Deep Dive: How the Court Reached Its Decision
Court's Analysis of Judicial Notice
The Court began its reasoning by addressing the issue of judicial notice concerning foreign law. It established that, in the absence of a statutory requirement, Maryland courts do not take judicial notice of the unwritten or "judge made" law from other states. Instead, the law of a sister state must be proven through expert testimony or by providing an authenticated copy of the law in question. Since the plaintiffs did not present any evidence regarding Pennsylvania law, the Court ruled that the case would be decided based on Maryland law alone, which became critical in determining the rights of the parties involved.

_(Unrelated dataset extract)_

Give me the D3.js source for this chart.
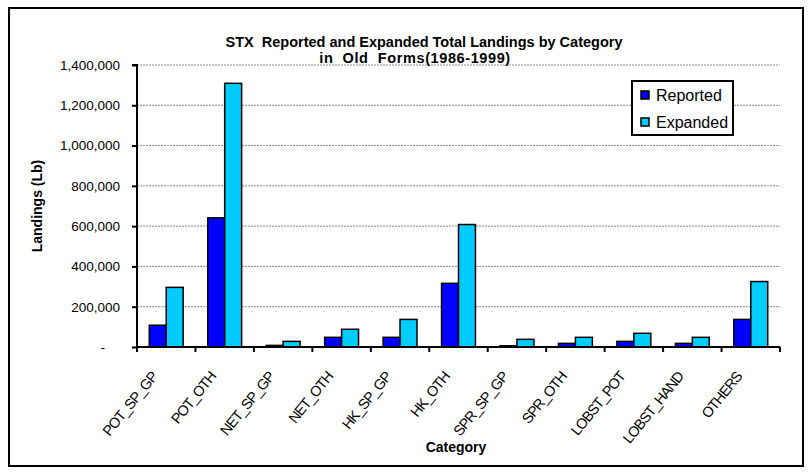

Equitable Lien Established
The Court then turned its attention to the nature of the chattel mortgage at issue. Despite the mortgage being unrecorded and lacking the necessary affidavit regarding the bona fides of the consideration, the Court recognized that such a mortgage could still create an equitable lien. The Court cited precedents that affirmed the validity of equitable liens even when formalities were not strictly followed. It concluded that the plaintiffs’ lien was enforceable against Tinsley, who had taken possession of the cattle despite being aware of the existing lien held by the plaintiffs, thereby reinforcing the principle that a creditor cannot claim priority over an equitable lien when they have knowledge of it.
Knowledge of the Lien
A significant aspect of the Court's reasoning was Tinsley's knowledge of the plaintiffs' lien at the time he seized the cattle. The Court emphasized that Tinsley not only knew about the lien but also acted to secure his debt by removing the cattle. This knowledge was crucial because it meant that Tinsley could not assert rights over the cattle that would supersede the equitable lien held by the plaintiffs. The Court highlighted that equitable principles require respect for existing liens, especially when a party acts with knowledge and intent to circumvent those rights.
Rights Under Maryland Law
In its analysis, the Court reiterated that the absence of evidence regarding Pennsylvania law did not hinder the plaintiffs' ability to assert their rights under Maryland law. The Court made it clear that since no foreign law was adequately proven, it would apply Maryland's legal standards to resolve the dispute. This application of local law ensured that the plaintiffs could seek enforcement of their equitable lien, affirming that the protections afforded under Maryland law were applicable to the circumstances of the case. The Court’s focus on the governing law underscored the importance of jurisdictional principles in determining the outcome of disputes involving parties from different states.
Conclusion of the Court
Ultimately, the Court concluded that the trial court erred in dismissing the plaintiffs' bill and in dissolving the injunction against Tinsley. By recognizing the plaintiffs' equitable lien and asserting their right to enforce it, the Court highlighted the role of equity in protecting creditors against unjust enrichment. The Court's decision reinforced the validity of equitable liens, even when procedural missteps occurred, and emphasized the importance of knowledge in determining priority among creditors. Consequently, the Court reversed the trial court's decision and remanded the case, allowing the plaintiffs to pursue their claims for relief under the appropriate equitable remedies available to them.